TO BE DONE -> Copy every entry word for word. Skip the pictures.

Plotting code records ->

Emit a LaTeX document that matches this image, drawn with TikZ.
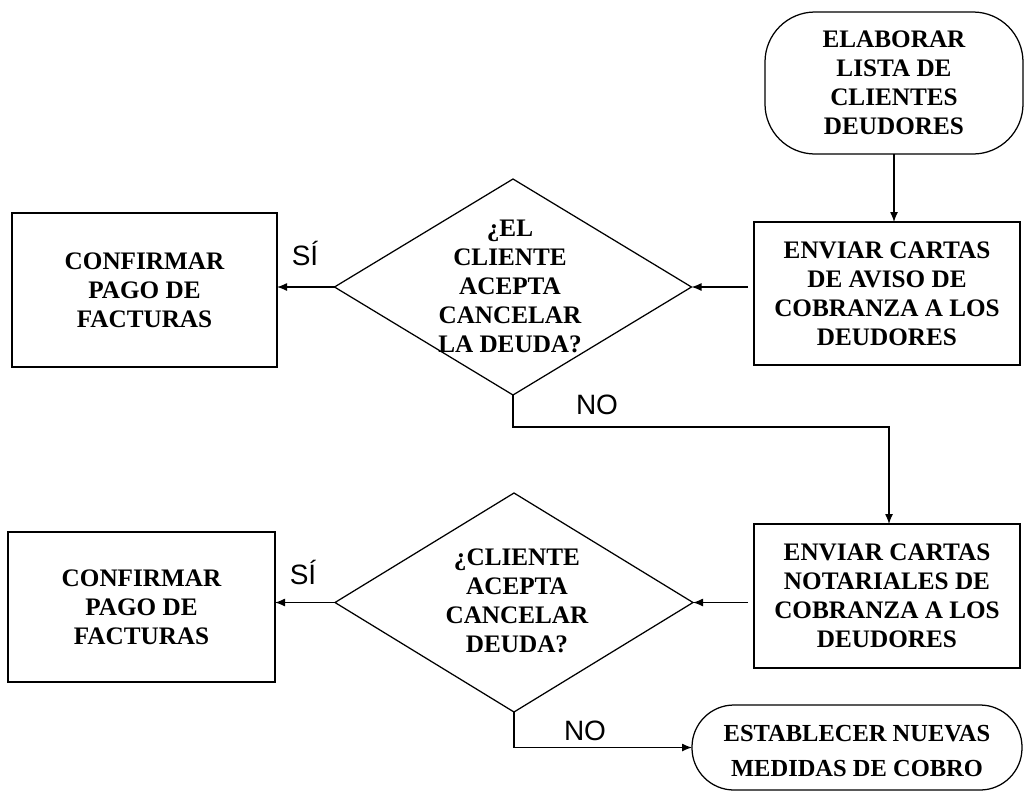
\documentclass[tikz,border=0pt]{standalone}
\usepackage{fontspec}
\setmainfont{Liberation Serif}
\newfontfamily\labfont{Liberation Sans}
\usetikzlibrary{shapes.geometric,arrows.meta}
\begin{document}
\begin{tikzpicture}[x=1pt,y=-1pt,
 every node/.style={inner sep=0pt, outer sep=0pt},
 line/.style={draw=black, line width=1.25pt},
 txt/.style={align=center, font=\fontsize{25.2}{29}\selectfont\bfseries},
 boxnode/.style={line, rectangle, txt},
 term/.style={line, rectangle, rounded corners=#1, txt},
 dec/.style={line, diamond},
 arr/.style={line, -{Latex[length=10pt,width=8pt]}},
 lab/.style={font=\labfont\fontsize{28}{32}\selectfont, anchor=base},
]
\useasboundingbox (0,0) rectangle (1025,793);

\node[term=50pt, minimum width=258pt, minimum height=142pt] (s) at (894,83) {ELABORAR\\LISTA DE\\CLIENTES\\DEUDORES};
\node[boxnode, minimum width=266pt, minimum height=143pt] (b1) at (887,293.5) {ENVIAR CARTAS\\DE AVISO DE\\COBRANZA A LOS\\DEUDORES};
\node[dec, minimum width=357pt, minimum height=216pt] (d1) at (513,287) {};
\node[txt] (d1t) at (510,286) {¿EL\\CLIENTE\\ACEPTA\\CANCELAR\\LA DEUDA?};
\node[boxnode, minimum width=265pt, minimum height=154pt] (c1) at (144.5,290) {CONFIRMAR\\PAGO DE\\FACTURAS};

\node[boxnode, minimum width=266pt, minimum height=144pt] (b2) at (887,596) {ENVIAR CARTAS\\NOTARIALES DE\\COBRANZA A LOS\\DEUDORES};
\node[dec, minimum width=358pt, minimum height=219pt] (d2) at (514,602.5) {};
\node[txt] (d2t) at (517,601) {¿CLIENTE\\ACEPTA\\CANCELAR\\DEUDA?};
\node[boxnode, minimum width=267pt, minimum height=150pt] (c2) at (141.5,607) {CONFIRMAR\\PAGO DE\\FACTURAS};
\node[term=42pt, minimum width=330pt, minimum height=85pt] (e) at (857,747.5) {};
\node[txt, font=\fontsize{24.5}{35}\selectfont\bfseries] (et) at (857,751) {ESTABLECER NUEVAS\\MEDIDAS DE COBRO};

\node[lab] (si1) at (305,265) {SÍ};
\node[lab] (si2) at (303,584) {SÍ};
\node[lab] (no1) at (597,414) {NO};
\node[lab] (no2) at (585,740) {NO};

\draw[arr] (s.south) -- (s.south |- b1.north);
\draw[arr, shorten <=6pt] (d1.east -| b1.west) -- (d1.east);
\draw[arr] (d1.west) -- (d1.west -| c1.east);
\coordinate (k1) at (889,427);
\draw[arr] (d1.south) |- (k1) -- (k1 |- b2.north);
\draw[arr, shorten <=6pt] (d2.east -| b2.west) -- (d2.east);
\draw[arr] (d2.west) -- (d2.west -| c2.east);
\draw[arr] (d2.south) |- (e.west);
\end{tikzpicture}
\end{document}
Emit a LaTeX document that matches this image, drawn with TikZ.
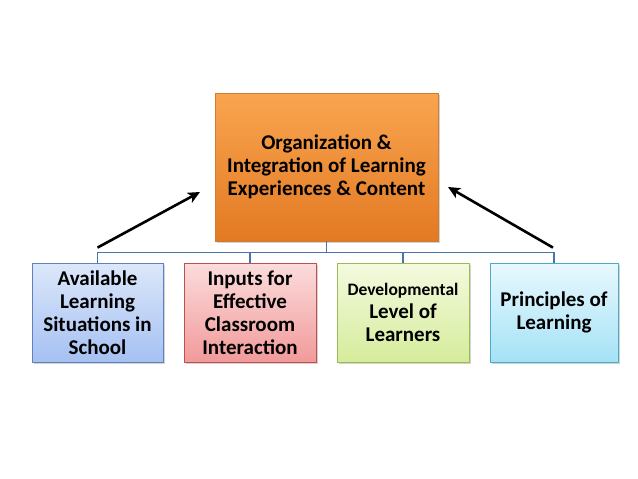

CORRECT RESULT ->
Emit a LaTeX document that matches this image, drawn with TikZ.
\documentclass[tikz,border=0pt]{standalone}
\usepackage{fontspec}
\setmainfont{Liberation Serif}
\newfontfamily\labfont{Liberation Sans}
\usetikzlibrary{shapes.geometric,arrows.meta}
\begin{document}
\begin{tikzpicture}[x=1pt,y=-1pt,
 every node/.style={inner sep=0pt, outer sep=0pt},
 line/.style={draw=black, line width=1.25pt},
 txt/.style={align=center, font=\fontsize{25.2}{29}\selectfont\bfseries},
 boxnode/.style={line, rectangle, txt},
 term/.style={line, rectangle, rounded corners=#1, txt},
 dec/.style={line, diamond},
 arr/.style={line, -{Latex[length=10pt,width=8pt]}},
 lab/.style={font=\labfont\fontsize{28}{32}\selectfont, anchor=base},
]
\useasboundingbox (0,0) rectangle (1025,793);

\node[term=50pt, minimum width=258pt, minimum height=142pt] (s) at (894,83) {ELABORAR\\LISTA DE\\CLIENTES\\DEUDORES};
\node[boxnode, minimum width=266pt, minimum height=143pt] (b1) at (887,293.5) {ENVIAR CARTAS\\DE AVISO DE\\COBRANZA A LOS\\DEUDORES};
\node[dec, minimum width=357pt, minimum height=216pt] (d1) at (513,287) {};
\node[txt] (d1t) at (510,286) {¿EL\\CLIENTE\\ACEPTA\\CANCELAR\\LA DEUDA?};
\node[boxnode, minimum width=265pt, minimum height=154pt] (c1) at (144.5,290) {CONFIRMAR\\PAGO DE\\FACTURAS};

\node[boxnode, minimum width=266pt, minimum height=144pt] (b2) at (887,596) {ENVIAR CARTAS\\NOTARIALES DE\\COBRANZA A LOS\\DEUDORES};
\node[dec, minimum width=358pt, minimum height=219pt] (d2) at (514,602.5) {};
\node[txt] (d2t) at (517,601) {¿CLIENTE\\ACEPTA\\CANCELAR\\DEUDA?};
\node[boxnode, minimum width=267pt, minimum height=150pt] (c2) at (141.5,607) {CONFIRMAR\\PAGO DE\\FACTURAS};
\node[term=42pt, minimum width=330pt, minimum height=85pt] (e) at (857,747.5) {};
\node[txt, font=\fontsize{24.5}{35}\selectfont\bfseries] (et) at (857,751) {ESTABLECER NUEVAS\\MEDIDAS DE COBRO};

\node[lab] (si1) at (305,265) {SÍ};
\node[lab] (si2) at (303,584) {SÍ};
\node[lab] (no1) at (597,414) {NO};
\node[lab] (no2) at (585,740) {NO};

\draw[arr] (s.south) -- (s.south |- b1.north);
\draw[arr, shorten <=6pt] (d1.east -| b1.west) -- (d1.east);
\draw[arr] (d1.west) -- (d1.west -| c1.east);
\coordinate (k1) at (889,427);
\draw[arr] (d1.south) |- (k1) -- (k1 |- b2.north);
\draw[arr, shorten <=6pt] (d2.east -| b2.west) -- (d2.east);
\draw[arr] (d2.west) -- (d2.west -| c2.east);
\draw[arr] (d2.south) |- (e.west);
\end{tikzpicture}
\end{document}
Emit a LaTeX document that matches this image, drawn with TikZ.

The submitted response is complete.